UC’s framework is built to avoid simple privilege comparisons.

And that changes strategy.

Case Study: Academic Strength With Authentic Direction

Strong applicants combine academic rigor with focused interest development aligned to their intended major.

Consider a student applying to University of California, Los Angeles for Political Science.

High GPA. Strong humanities coursework. Debate leadership. Community organizing work.

Clear alignment.

Contrast that with a scattered profile.

Depth beats randomness.

For a narrative-driven example, read Student Spotlight in Authenticity And Passion: A Student’s Path To UCLA.

The system rewards coherence.

How Competitive Campuses Apply The Framework

While all UC campuses use the same 14 factors, selective campuses apply more granular internal scoring and major-based comparisons.

Campuses like University of California, Berkeley, University of California, Los Angeles, and University of California, San Diego face volume pressure.

Tens of thousands of applicants.

So internal scoring tiers become more competitive.

Applicants are compared within:

  • Major pool
  • Academic band
  • Geographic context

Small differences matter.

Course rigor in 10th grade matters. So does trajectory.

Nothing is random.

Myth: There Is A Fixed 100-Point Scale

UC does not publish a universal numeric point scale, but campuses use structured scoring rubrics derived from the 14 review factors.

There is no public “90 points gets you in.”

And anyone selling that model is guessing.

But structured evaluation absolutely exists.

Think of it like layered ratings. Not a single number.

Your job is to maximize strength across the factors you control.

Grades. Rigor. Depth. Direction.

Everything else supports that.

Strategic Takeaways For Families

Understanding how UC evaluates applications allows families to prioritize GPA, rigor, coherent major development, and contextual clarity.

Here’s the short version:

  • Protect GPA early
  • Choose rigorous courses strategically
  • Build sustained involvement tied to interests
  • Select majors intentionally
  • Use Additional Comments wisely
  • Treat PIQs as contextual amplifiers, not standalone essays

And start earlier than you think.

Because by senior fall, most of the scoring variables are already locked.

Reality check.

Understanding the UC application points system changes how you prepare. It shifts focus from guesswork to structure.

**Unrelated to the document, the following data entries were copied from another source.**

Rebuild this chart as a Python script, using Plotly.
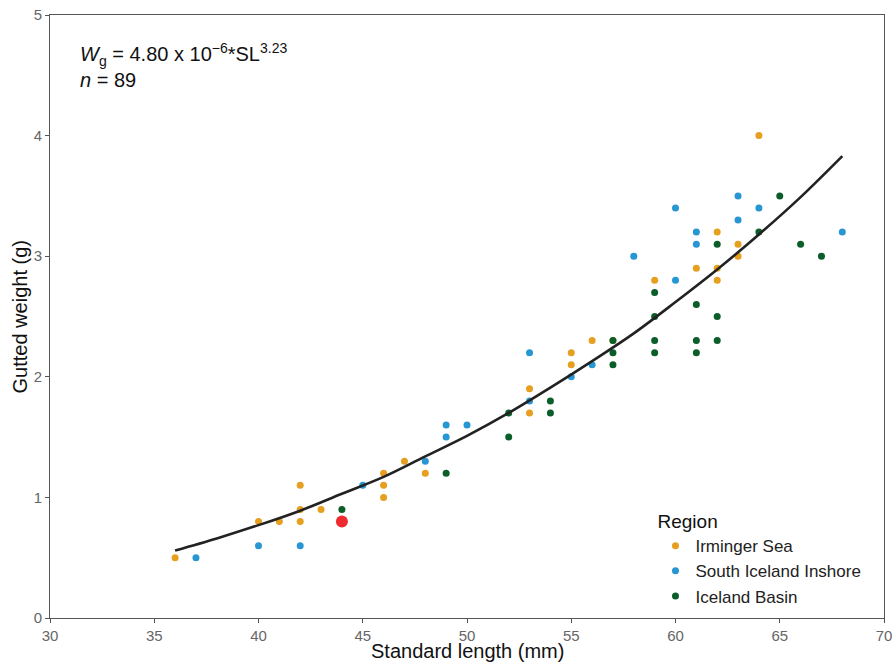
import plotly.graph_objects as go

# Irminger Sea
irm_x = [36, 40, 41, 42, 42, 42, 43, 46, 46, 46, 47, 48, 53, 53, 55, 55, 56, 57, 59, 61, 62, 62, 62, 63, 63, 64]
irm_y = [0.5, 0.8, 0.8, 1.1, 0.9, 0.8, 0.9, 1.2, 1.1, 1.0, 1.3, 1.2, 1.9, 1.7, 2.2, 2.1, 2.3, 2.3, 2.8, 2.9, 3.2, 2.9, 2.8, 3.1, 3.0, 4.0]

# South Iceland Inshore
sii_x = [37, 40, 42, 45, 48, 49, 49, 50, 53, 53, 55, 56, 58, 60, 60, 61, 61, 63, 63, 64, 68]
sii_y = [0.5, 0.6, 0.6, 1.1, 1.3, 1.6, 1.5, 1.6, 2.2, 1.8, 2.0, 2.1, 3.0, 3.4, 2.8, 3.2, 3.1, 3.5, 3.3, 3.4, 3.2]

# Iceland Basin
ib_x = [44, 49, 52, 52, 54, 54, 57, 57, 57, 59, 59, 59, 59, 61, 61, 61, 62, 62, 62, 64, 65, 66, 67]
ib_y = [0.9, 1.2, 1.7, 1.5, 1.8, 1.7, 2.3, 2.2, 2.1, 2.7, 2.5, 2.3, 2.2, 2.6, 2.3, 2.2, 3.1, 2.5, 2.3, 3.2, 3.5, 3.1, 3.0]

# Highlighted specimen
hl_x = [44]
hl_y = [0.8]

# Fitted curve
fit_x = [36, 38, 40, 42, 44, 46, 48, 50, 52, 54, 56, 58, 60, 62, 64, 66, 68]
fit_y = [0.56, 0.66, 0.77, 0.89, 1.03, 1.17, 1.34, 1.51, 1.70, 1.91, 2.13, 2.36, 2.62, 2.89, 3.18, 3.49, 3.83]

x_ticks = [30, 35, 40, 45, 50, 55, 60, 65, 70]
y_ticks = [0, 1, 2, 3, 4, 5]

FONT = "Liberation Sans, Arial, sans-serif"

fig = go.Figure()
fig.add_trace(go.Scatter(x=irm_x, y=irm_y, mode="markers", name="Irminger Sea",
                         marker=dict(color="#E69F1F", size=7)))
fig.add_trace(go.Scatter(x=sii_x, y=sii_y, mode="markers", name="South Iceland Inshore",
                         marker=dict(color="#2796D3", size=7)))
fig.add_trace(go.Scatter(x=ib_x, y=ib_y, mode="markers", name="Iceland Basin",
                         marker=dict(color="#0B5E2A", size=7)))
fig.add_trace(go.Scatter(x=hl_x, y=hl_y, mode="markers", showlegend=False,
                         marker=dict(color="#EE2A2E", size=12)))
fig.add_trace(go.Scatter(x=fit_x, y=fit_y, mode="lines", showlegend=False,
                         line=dict(color="#222222", width=2.6, shape="spline")))

fig.add_annotation(
    xref="paper", yref="paper", x=0.033, y=0.962, xanchor="left", yanchor="top",
    align="left", showarrow=False,
    text="<i>W</i><sub>g</sub> = 4.80 x 10<sup>−6</sup>*SL<sup>3.23</sup><br><i>n</i> = 89",
    font=dict(family=FONT, size=20, color="#111111"),
)

# axis titles as annotations for precise placement
fig.add_annotation(
    xref="paper", yref="paper", x=0.5, y=-0.055, xanchor="center", yanchor="middle",
    showarrow=False, text="Standard length (mm)",
    font=dict(family=FONT, size=20, color="#111111"),
)
fig.add_annotation(
    xref="paper", yref="paper", x=-0.036, y=0.5, xanchor="center", yanchor="middle",
    showarrow=False, text="Gutted weight (g)", textangle=-90,
    font=dict(family=FONT, size=20, color="#111111"),
)

axis_common = dict(
    showgrid=False, zeroline=False, showline=True, linecolor="#555555", linewidth=1,
    mirror=True, ticks="outside", ticklen=4, tickcolor="#555555", automargin=False,
    ticklabeloverflow="allow",
    tickfont=dict(family=FONT, size=15, color="#666666"),
)

fig.update_layout(
    width=895, height=662,
    margin=dict(l=50, r=11, t=15, b=44),
    paper_bgcolor="white", plot_bgcolor="white",
    font=dict(family=FONT),
    xaxis=dict(range=[30, 70], tickvals=x_ticks, **axis_common),
    yaxis=dict(range=[0, 5], tickvals=y_ticks, **axis_common),
    legend=dict(
        x=0.726, y=0.19, xanchor="left", yanchor="top",
        bgcolor="rgba(0,0,0,0)",
        title=dict(text="Region", font=dict(family=FONT, size=19, color="#111111")),
        font=dict(family=FONT, size=17, color="#222222"),
        itemsizing="trace", tracegroupgap=0, itemwidth=30,
    ),
)

# remove the default 8px page margin so the figure sits at the window's corner
fig.write_html("out.html", config={"displayModeBar": False},
               post_script="document.body.style.margin='0';")
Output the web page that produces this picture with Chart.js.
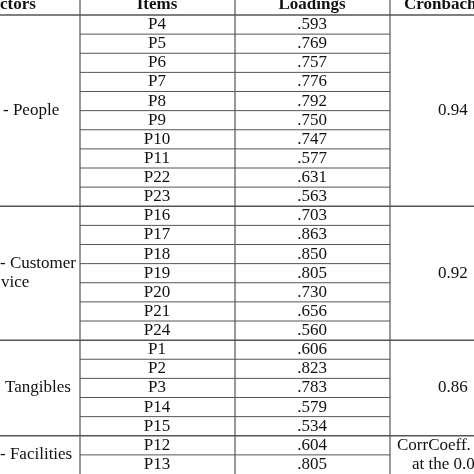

If you want a strategy aligned with how UC actually evaluates applications, schedule a Free Consultation Today.

Frequently Asked Questions

Does UC Use A Numerical Points System?

UC does not publish a universal numeric scale, but campuses use internal rating rubrics based on the 14 comprehensive review factors.

How Much Do Grades Matter?

Grades and course rigor are the anchor variables in how UC evaluates applications, especially at selective campuses and competitive majors.

Are PIQs Weighted Heavily?

PIQs inform personal achievement and contribution ratings within the 14-factor review. They support the academic profile rather than replace it.

Does Major Choice Affect Admission Chances?

Yes. Many campuses admit by major, meaning you are evaluated within that major’s applicant pool.

What Is The Most Overlooked Section?

The Additional Comments section is often underused. It provides structured clarification that can influence contextual review.